Hooded Fang

Album, the album by Hooded Fangs

By Carl Perks

Brush open a new spot at the top of your list of bands to look out for.

Hooded Fangs were reviewed for the first time six months after their formation and only days after the launch of their first, self-titled EP, by I Heart Music. The review stated that as an exception to the general rule, Hooded Fangs did not require years of practice and a belt full of albums to emerge out of the womb as a tight sounding band.

After a bit of touring, the seven-piece band went back to study health at NYU.
Now they are back with a brand new album (ironically entitled Album) and their music has never sounded so wise and well crafted. The past statement about the experience in their sound seems under done as an uneducated guess could place them as the headline of the modern indie-folk genre.

In Album, they completely discarded their initial Strokes-with-acoustic-guitars-and-female-vocals ways and developed their own, ever so accurate and pertinent, sound. It’s not that the auditory sensation of the album is unheard of or unlike anyone else’s, the praise here is to the fact that the genre has only rarely been performed so masterfully.

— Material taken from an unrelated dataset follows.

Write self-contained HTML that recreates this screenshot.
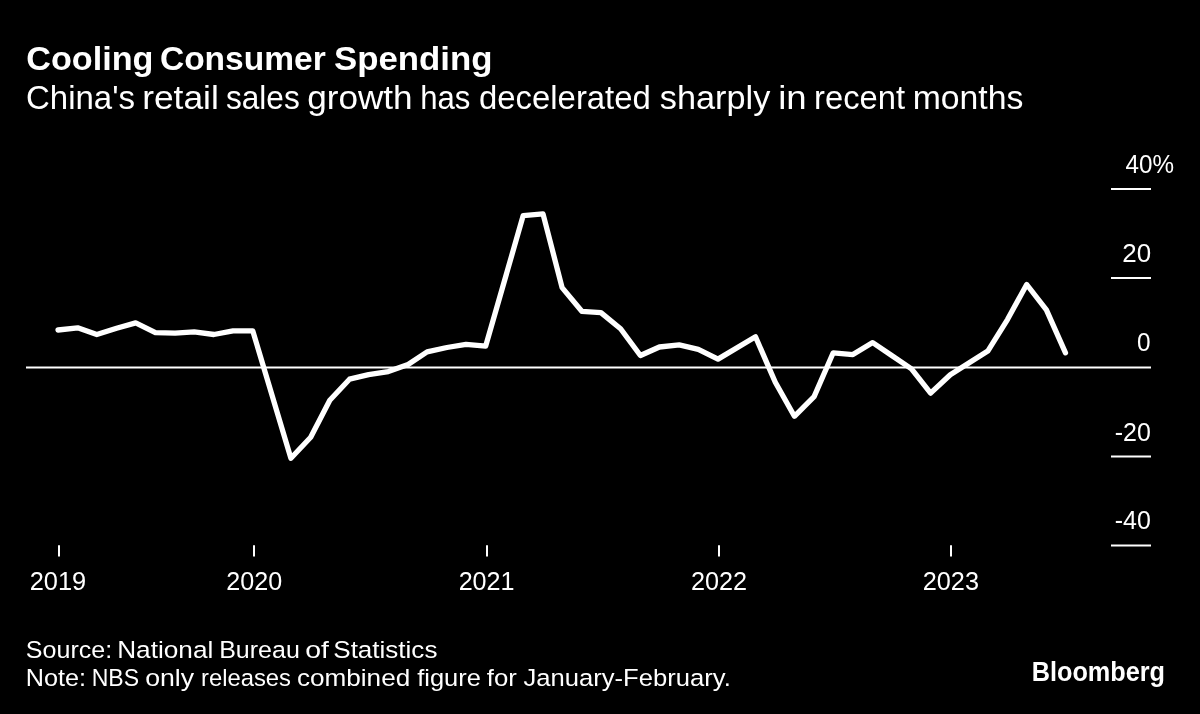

There are seven instruments often playing in conjunction and five voices (two male and three female) that interchange or chorus, yet their arrangements are never overdone and no sound is ever out of place. The key ingredient is in simple individual scores unified within complex layering.

The riddle-wrapped enigma here is the overall mood of the album: lyrics you don’t understand make you sad as you tap your feet to upbeat drum lines that accompany guitar that makes you dance and reminisce yet lay back in nostalgia.
All the vocals, male and female, merge and fall out of unison so smoothly that you don’t perceive the change despite their completely clashing individual timbres. Pop has never been so smooth as folk has rarely seemed so upbeat and cheerful.

Now scribble the words Hooded Fang in the newly empty spot on your “bands to look out for” list.

A good guess and a peek at the ever-growing amount of their iTunes sales would lead to the assumption that their shows will eventually pack up. This means that this Toronto-based band’s tour kick-off at the Divan Orange in Montreal on Nov. 3 is as intimate as you’ll ever get to see them play. Album, their first album was released on Tuesday.